The fundamental reason for this is that, in the modern Web, static content is often cached in various locations in between the browser page being displayed on the user’s device and the original source-of-truth for the content (called the “origin”). Somewhere in the world there is a single server that functions as the origin for the Gmail logo. However if every Gmail user in the world accessed that one server every time they went to their Gmail inbox page to retrieve the latest version of the Gmail logo, that server would be overwhelmed with requests. So static content is typically cached.
A cache, on the Web, is nothing more than a server that stores copies of content. The caches get their content from the origin, or from other caches closer to the origin than they are. There can be thousands of caches that each contain a copy of the Gmail logo, with users in geographic areas directed to a nearby cache to retrieve the content. This not only helps reduce the load on the origin, but also reduces overall network traffic within the Internet. Some static content, such as videos, music, and large images, can be quite large in size. If your browser goes to a cache in your city to get a video file, that reduces the amount of Internet traffic that needs to traverse the Internet all the way to the origin, which in the case of Gmail might be Google HQ in Silicon Valley. Caching static content is the primary function of a type of network known as a “Content Distribution Network” (CDN). Popular CDNs include Akamai, CacheFly, CloudFlare, Google Cloud CDN, Rackspace, and the one that I am currently using and which sent you this static page, Amazon CloudFront.
The items in a cache will each have a “refresh interval” or “time to live” associated with them. That value determines how long the cache will store a recently obtained copy of the item before going back towards the origin to check if there is a newer version available. If that value were zero, and the cache always checked with the origin to see if there was a more recent version available, it would defeat some of the purpose of having a cache. So the normal behavior of a cache is to respond to a request with the copy of the content that it has, and to occasionally check to see if a newer version exists.

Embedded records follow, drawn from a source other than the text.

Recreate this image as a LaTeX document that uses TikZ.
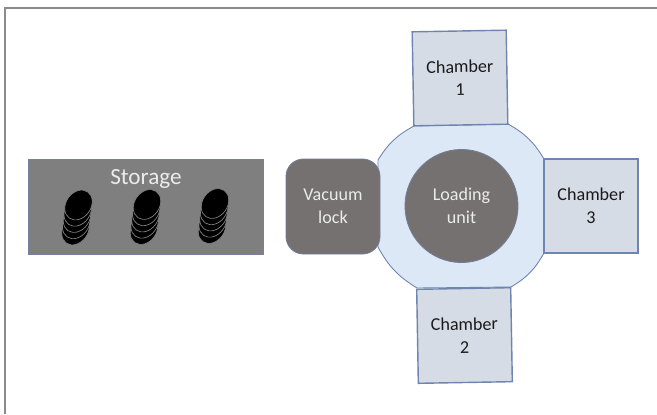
\documentclass[tikz,border=0pt]{standalone}
\usepackage{fontspec}
\setmainfont{Carlito}
\usetikzlibrary{positioning}

\definecolor{framegray}{HTML}{8A8A8A}
\definecolor{storagefill}{HTML}{7F7F7F}
\definecolor{darkfill}{HTML}{767171}
\definecolor{chamberfill}{HTML}{D6DCE5}
\definecolor{ringfill}{HTML}{DCE8F5}
\definecolor{edgeblue}{HTML}{6F84AE}
\definecolor{wordblack}{HTML}{1A1A1A}

\tikzset{
    chamber/.style={draw=edgeblue, fill=chamberfill, line width=0.8pt, minimum width=1.88cm, minimum height=1.88cm, inner sep=0pt, align=center, text=wordblack, font=\fontsize{10.3}{13}\selectfont},
    darkbox/.style={draw=edgeblue!60!darkfill, fill=darkfill, line width=0.5pt, inner sep=0pt, align=center, text=white!92!black, font=\fontsize{10.3}{13}\selectfont},
    disk/.style={fill=black, draw=storagefill, line width=0.4pt}
}

\begin{document}
\begin{tikzpicture}
            \useasboundingbox (0, 0) rectangle (13.14, 8.28);
            \draw[framegray, line width=1.1pt] (0.1, 0) -- (0.1, 8.12) -- (13.14, 8.12);

            \node[draw=edgeblue!70!storagefill, fill=storagefill, line width=0.4pt, minimum width=4.7cm, minimum height=1.9cm, inner sep=0pt] (storage) at (2.91, 4.15) {};
            \node[text=white!92!black, font=\fontsize{13.2}{15}\selectfont, inner sep=0pt] (storagelabel) at (2.92, 4.70) {Storage};

            \foreach \stackx/\stacky in {1.51/3.68, 2.88/3.69, 4.24/3.71} {
                \foreach \i in {0, 1, 2, 3, 4} {
                    \draw[disk, shift={(\stackx + 0.015*\i, \stacky + 0.125*\i)}, rotate=55] (0, 0) ellipse (0.32 and 0.25);
                }
            }

            \draw[edgeblue, fill=ringfill, line width=0.5pt] (10.16, 5.8) to[bend left=15] (10.88, 5.1) -- (10.88, 3.22) to[bend left=15] (10.22, 2.54) -- (8.34, 2.52) to[bend left=15] (7.56, 3.34) -- (7.56, 5.08) to[bend left=15] (8.28, 5.76) -- cycle;

            \node[darkbox, circle, minimum size=2.26cm] (loading) at (9.23, 4.16) {Loading\\unit};
            \node[darkbox, rounded corners=0.35cm, minimum width=1.88cm, minimum height=1.9cm] (vacuum) at (6.66, 4.15) {Vacuum\\lock};

            \node[chamber, rotate=1] (chamber1) at (9.2, 6.72) {Chamber\\1};
            \node[chamber, rotate=1] (chamber2) at (9.29, 1.57) {Chamber\\2};
            \node[chamber] (chamber3) at (11.82, 4.16) {Chamber\\3};
\end{tikzpicture}
\end{document}
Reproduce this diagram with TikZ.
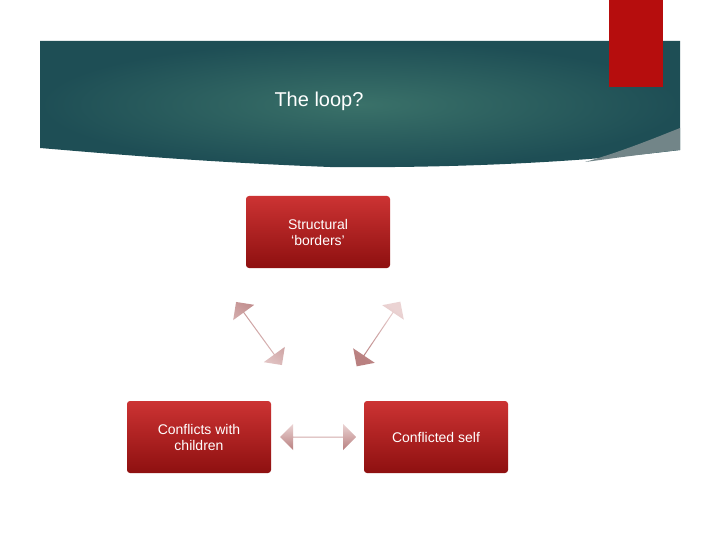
\documentclass[tikz,border=0pt]{standalone}
\usepackage{fontspec}
\setmainfont{Liberation Sans}
\usetikzlibrary{shapes.arrows,shadings}
\definecolor{teal1}{HTML}{1E4E55}
\definecolor{teal2}{HTML}{3A7169}
\definecolor{boxtop}{HTML}{CC3333}
\definecolor{boxbot}{HTML}{8E1010}
\tikzset{
 box/.style={draw=none,rounded corners=3pt,minimum width=144pt,minimum height=72pt,
   top color=boxtop,bottom color=boxbot,text=white,align=center,font=\fontsize{14}{16}\selectfont},
 darr/.style={double arrow,double arrow head extend=5pt,minimum width=26pt,inner sep=0pt,
   left color=red!45!black!50!white,right color=red!10!white!92!black,draw=none}
}
\begin{document}
\begin{tikzpicture}[x=1pt,y=-1pt]
\useasboundingbox (0,0) rectangle (720,540);
\fill[white] (0,0) rectangle (720,540);
\shade[inner color=teal2,outer color=teal1] (40,41) -- (680,41) -- (680,150) .. controls (560,165) and (420,168) .. (330,167) .. controls (200,162) and (100,153) .. (40,148) -- cycle;
\fill[teal1!50!gray!80!white] (680,128) .. controls (650,140) and (620,152) .. (585,162) .. controls (630,156) and (660,152) .. (680,150) -- cycle;
\fill[red!70!black!95!white] (609,0) rectangle (663,87);
\node[text=white,font=\fontsize{20}{24}\selectfont] (title) at (319,101) {The loop?};
\node[box] (top) at (318,232) {Structural\\‘borders’};
\node[box] (left) at (199,437) {Conflicts with\\children};
\node[box] (right) at (436,437) {Conflicted self};
\coordinate (a1) at (282,302); \coordinate (a2) at (236,365);
\coordinate (b1) at (357,302); \coordinate (b2) at (400,366);
\coordinate (c1) at (280,437); \coordinate (c2) at (356,437);
\node[darr,minimum height=78pt,rotate=-54,shading angle=-36] (arrL) at (259,333.5) {};
\node[darr,minimum height=78pt,rotate=56,shading angle=146] (arrR) at (378.5,334) {};
\node[darr,minimum height=76pt,shading angle=0,top color=red!10!white!92!black,bottom color=red!45!black!50!white] (arrB) at (318,437) {};
\end{tikzpicture}
\end{document}
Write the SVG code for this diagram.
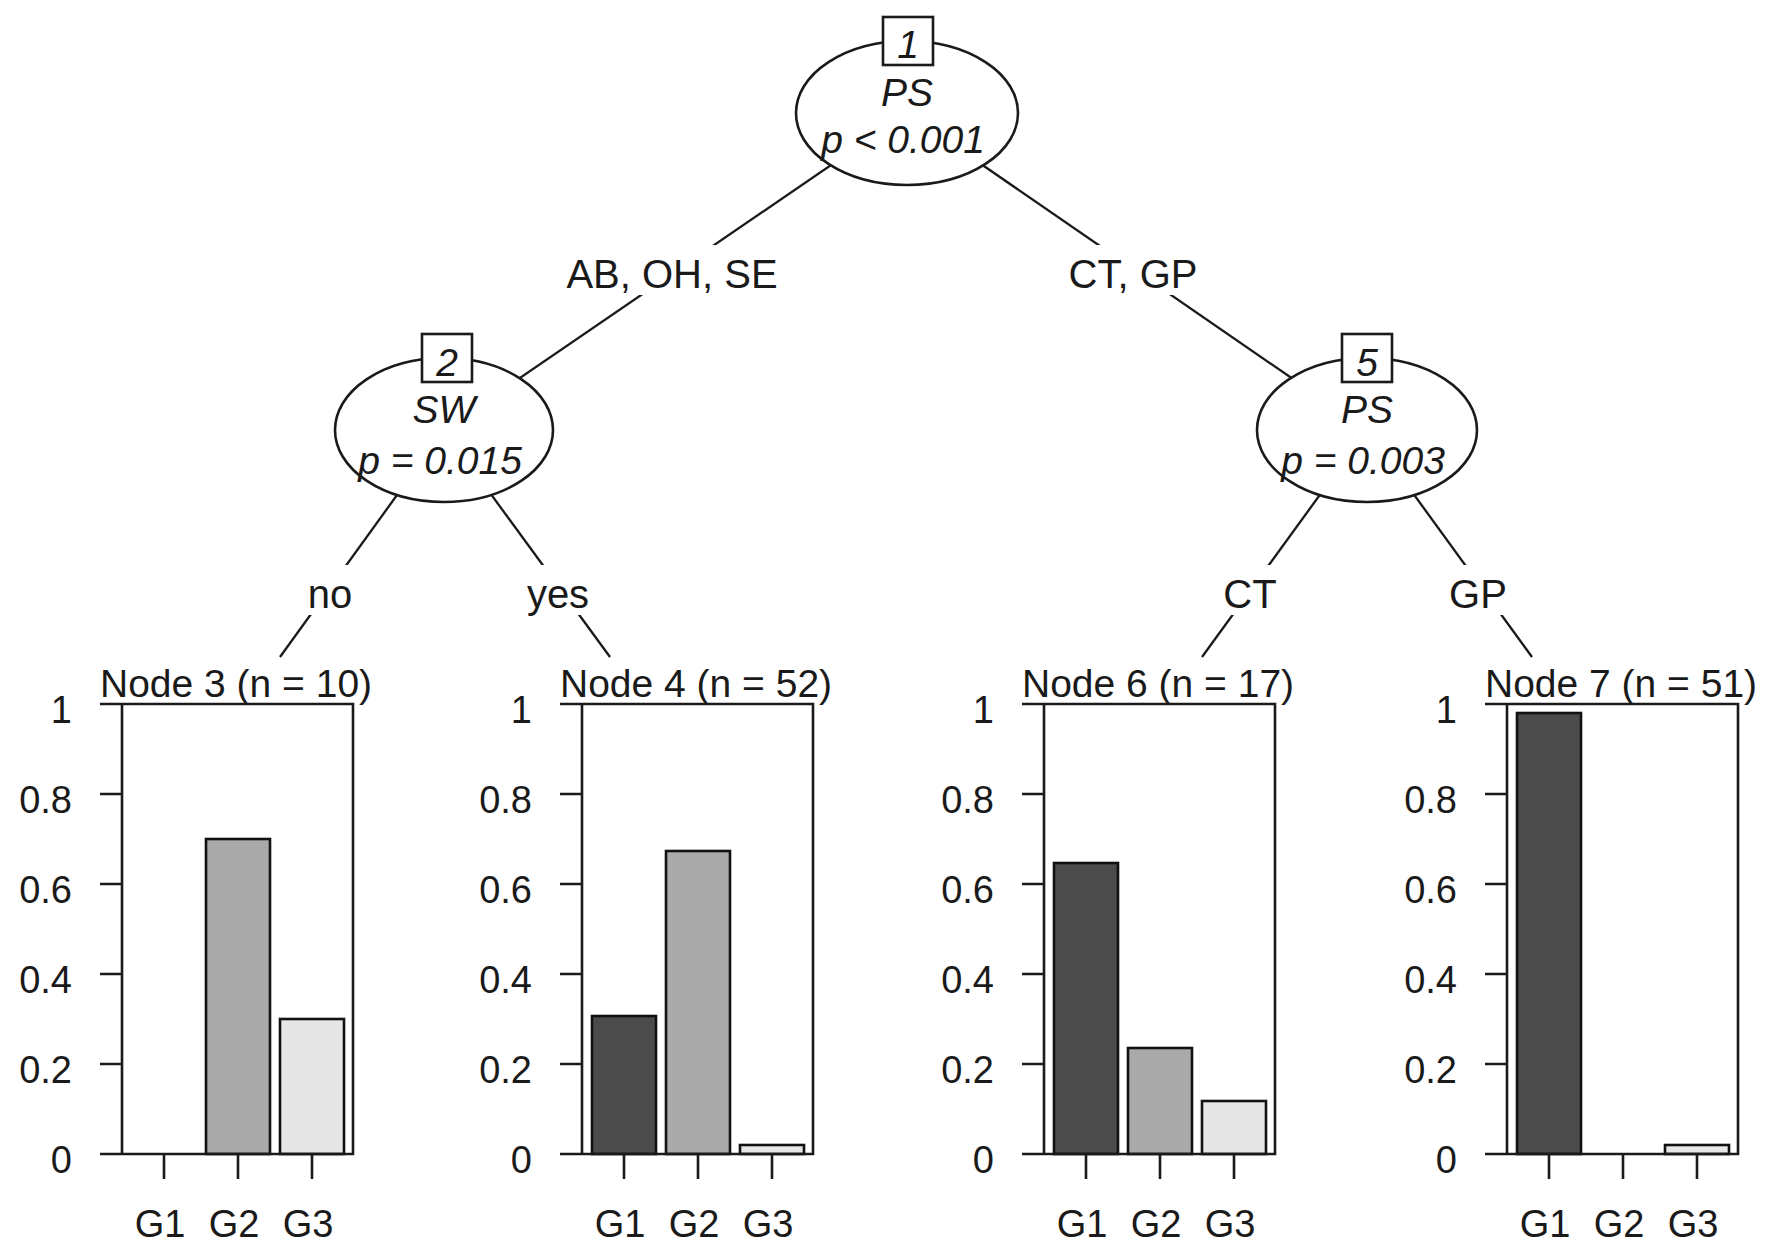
<svg xmlns="http://www.w3.org/2000/svg" width="1772" height="1256" viewBox="0 0 1772 1256">
<style>
  text { font-family: "Liberation Sans", Arial, sans-serif; fill: #1a1a1a; }
  .lbl { font-size: 40px; text-anchor: middle; }
  .it { font-size: 39px; font-style: italic; text-anchor: middle; }
  .hdr { font-size: 39px; }
  .tk { font-size: 38px; text-anchor: end; }
  .xl { font-size: 38px; text-anchor: middle; }
  .edge { stroke: #1a1a1a; stroke-width: 2.3; fill: none; }
  .ell { fill: #ffffff; stroke: #1a1a1a; stroke-width: 2.6; }
  .idbox { fill: #ffffff; stroke: #1a1a1a; stroke-width: 2.6; }
  .bg { fill: #ffffff; stroke: none; }
  .ax { stroke: #1a1a1a; stroke-width: 2.6; fill: none; }
  .g1 { fill: #4b4b4b; stroke: #111; stroke-width: 2.6; }
  .g2 { fill: #aaaaaa; stroke: #111; stroke-width: 2.6; }
  .g3 { fill: #e6e6e6; stroke: #111; stroke-width: 2.6; }
</style>
<rect x="0" y="0" width="1772" height="1256" fill="#ffffff"/>

<g id="connectors">
  <line class="edge" x1="907" y1="113" x2="444" y2="430"/>
  <line class="edge" x1="907" y1="113" x2="1367" y2="430"/>
  <line class="edge" x1="444" y1="430" x2="280" y2="657"/>
  <line class="edge" x1="444" y1="430" x2="610" y2="657"/>
  <line class="edge" x1="1367" y1="430" x2="1202" y2="657"/>
  <line class="edge" x1="1367" y1="430" x2="1532" y2="657"/>
  <rect class="bg" x="558" y="245" width="230" height="50"/>
  <text class="lbl" x="672" y="288">AB, OH, SE</text>
  <rect class="bg" x="1060" y="245" width="146" height="50"/>
  <text class="lbl" x="1133" y="288">CT, GP</text>
  <rect class="bg" x="305" y="565" width="50" height="50"/>
  <text class="lbl" x="330" y="608">no</text>
  <rect class="bg" x="522" y="565" width="72" height="50"/>
  <text class="lbl" x="558" y="608">yes</text>
  <rect class="bg" x="1220" y="565" width="60" height="50"/>
  <text class="lbl" x="1250" y="608">CT</text>
  <rect class="bg" x="1446" y="565" width="64" height="50"/>
  <text class="lbl" x="1478" y="608">GP</text>
</g>

<g id="node1">
  <ellipse class="ell" cx="907" cy="113" rx="111" ry="72"/>
  <rect class="idbox" x="883" y="17" width="50" height="48"/>
  <text class="it" x="908" y="58">1</text>
  <text class="it" x="907" y="106">PS</text>
  <text class="it" x="903" y="153">p &lt; 0.001</text>
</g>

<g id="node2">
  <ellipse class="ell" cx="444" cy="430" rx="109" ry="72"/>
  <rect class="idbox" x="422" y="334" width="50" height="48"/>
  <text class="it" x="447" y="376">2</text>
  <text class="it" x="444" y="423">SW</text>
  <text class="it" x="440" y="474">p = 0.015</text>
</g>

<g id="node5">
  <ellipse class="ell" cx="1367" cy="430" rx="110" ry="72"/>
  <rect class="idbox" x="1342" y="334" width="50" height="48"/>
  <text class="it" x="1367" y="376">5</text>
  <text class="it" x="1367" y="423">PS</text>
  <text class="it" x="1363" y="474">p = 0.003</text>
</g>

<g id="node3" transform="translate(122,0)">
  <text class="hdr" x="-22" y="697">Node 3 (n = 10)</text>
  <rect class="g2" x="84" y="839" width="64" height="315"/>
  <rect class="g3" x="158" y="1019" width="64" height="135"/>
  <path class="ax" d="M-22 704H231V1154H-22M0 704V1154M-22 794H0M-22 884H0M-22 974H0M-22 1064H0M42 1154V1179M116 1154V1179M190 1154V1179"/>
  <text class="tk" x="-50" y="723">1</text>
  <text class="tk" x="-50" y="813">0.8</text>
  <text class="tk" x="-50" y="903">0.6</text>
  <text class="tk" x="-50" y="993">0.4</text>
  <text class="tk" x="-50" y="1083">0.2</text>
  <text class="tk" x="-50" y="1173">0</text>
  <text class="xl" x="38" y="1237">G1</text>
  <text class="xl" x="112" y="1237">G2</text>
  <text class="xl" x="186" y="1237">G3</text>
</g>

<g id="node4" transform="translate(582,0)">
  <text class="hdr" x="-22" y="697">Node 4 (n = 52)</text>
  <rect class="g1" x="10" y="1016" width="64" height="138"/>
  <rect class="g2" x="84" y="851" width="64" height="303"/>
  <rect class="g3" x="158" y="1145" width="64" height="9"/>
  <path class="ax" d="M-22 704H231V1154H-22M0 704V1154M-22 794H0M-22 884H0M-22 974H0M-22 1064H0M42 1154V1179M116 1154V1179M190 1154V1179"/>
  <text class="tk" x="-50" y="723">1</text>
  <text class="tk" x="-50" y="813">0.8</text>
  <text class="tk" x="-50" y="903">0.6</text>
  <text class="tk" x="-50" y="993">0.4</text>
  <text class="tk" x="-50" y="1083">0.2</text>
  <text class="tk" x="-50" y="1173">0</text>
  <text class="xl" x="38" y="1237">G1</text>
  <text class="xl" x="112" y="1237">G2</text>
  <text class="xl" x="186" y="1237">G3</text>
</g>

<g id="node6" transform="translate(1044,0)">
  <text class="hdr" x="-22" y="697">Node 6 (n = 17)</text>
  <rect class="g1" x="10" y="863" width="64" height="291"/>
  <rect class="g2" x="84" y="1048" width="64" height="106"/>
  <rect class="g3" x="158" y="1101" width="64" height="53"/>
  <path class="ax" d="M-22 704H231V1154H-22M0 704V1154M-22 794H0M-22 884H0M-22 974H0M-22 1064H0M42 1154V1179M116 1154V1179M190 1154V1179"/>
  <text class="tk" x="-50" y="723">1</text>
  <text class="tk" x="-50" y="813">0.8</text>
  <text class="tk" x="-50" y="903">0.6</text>
  <text class="tk" x="-50" y="993">0.4</text>
  <text class="tk" x="-50" y="1083">0.2</text>
  <text class="tk" x="-50" y="1173">0</text>
  <text class="xl" x="38" y="1237">G1</text>
  <text class="xl" x="112" y="1237">G2</text>
  <text class="xl" x="186" y="1237">G3</text>
</g>

<g id="node7" transform="translate(1507,0)">
  <text class="hdr" x="-22" y="697">Node 7 (n = 51)</text>
  <rect class="g1" x="10" y="713" width="64" height="441"/>
  <rect class="g3" x="158" y="1145" width="64" height="9"/>
  <path class="ax" d="M-22 704H231V1154H-22M0 704V1154M-22 794H0M-22 884H0M-22 974H0M-22 1064H0M42 1154V1179M116 1154V1179M190 1154V1179"/>
  <text class="tk" x="-50" y="723">1</text>
  <text class="tk" x="-50" y="813">0.8</text>
  <text class="tk" x="-50" y="903">0.6</text>
  <text class="tk" x="-50" y="993">0.4</text>
  <text class="tk" x="-50" y="1083">0.2</text>
  <text class="tk" x="-50" y="1173">0</text>
  <text class="xl" x="38" y="1237">G1</text>
  <text class="xl" x="112" y="1237">G2</text>
  <text class="xl" x="186" y="1237">G3</text>
</g>
</svg>
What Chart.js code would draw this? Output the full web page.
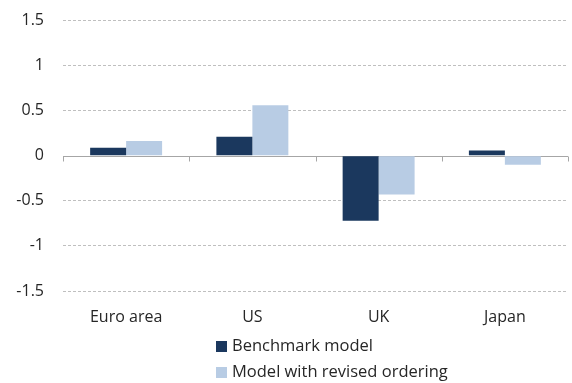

The caches within a CDN are typically within control of the website owner. When a website is updated, and new content exists at the origin, the website owner can force a refresh of all the caches within the CDN. This forces the CDN caches to go back to the origin to obtain a copy of the most up-to-date content. The next time a request comes into a CDN cache for content, the CDN cache will respond with that refreshed content.
CDN caches are not the only caches in between the user’s browser and the origin. Internet Service Providers (ISPs) may cache content, to reduce the bandwidth demands on their network. ISP caches are within the control of the ISP, so there is nothing that either a user or the website owner can do to force a cache refresh. There is, however, one more very important cache that is often the culprit for a user not being able to see the most up-to-date static content on a website: the user’s browser cache.
Browsers also cache static content, in memory and/or disk. This can dramatically improve page loading time when the user revisits a page that was recently viewed, as the browser doesn’t even bother going out to the Internet to retrieve static content that it obtained recently. If you are comfortable using your browser’s developer tools, you can see this happening. Here’s a view of the network activity in my Google Chrome browser showing how it obtained the Gmail logo when I browsed to my Gmail inbox page: it got the logo “from memory cache”:
Here’s another view. This time my browser obtained the Gmail logo from IP address 18.104.22.168. Running a “whois 22.214.171.124” command tells me that that IP address is from a block of IP addresses owned by Google, probably within their own CDN. So I can be reasonably confident that my browser obtained the Gmail logo from Google, and that I therefore have the most up-to-date version of it:
What did I do in between these two attempts? I refreshed my browser’s cache. On Chrome MacOS, this is Chrome -> Clear browsing data, then check “Cached images and files” and click the “Clear data” button. The popup window warns that “Some sites may load more slowly on your next visit”. This is because the browser will be forced to go out to the Internet to obtain all the content. That warning speaks to the entire purpose of caching content in the modern Web.
You can’t control CDN caches; it is up to the website owner to refresh those. You can’t control ISP caches. You can, however, control your browser’s cache. Clear your cache to give yourself the best chance of seeing the most up-to-date static content on a website.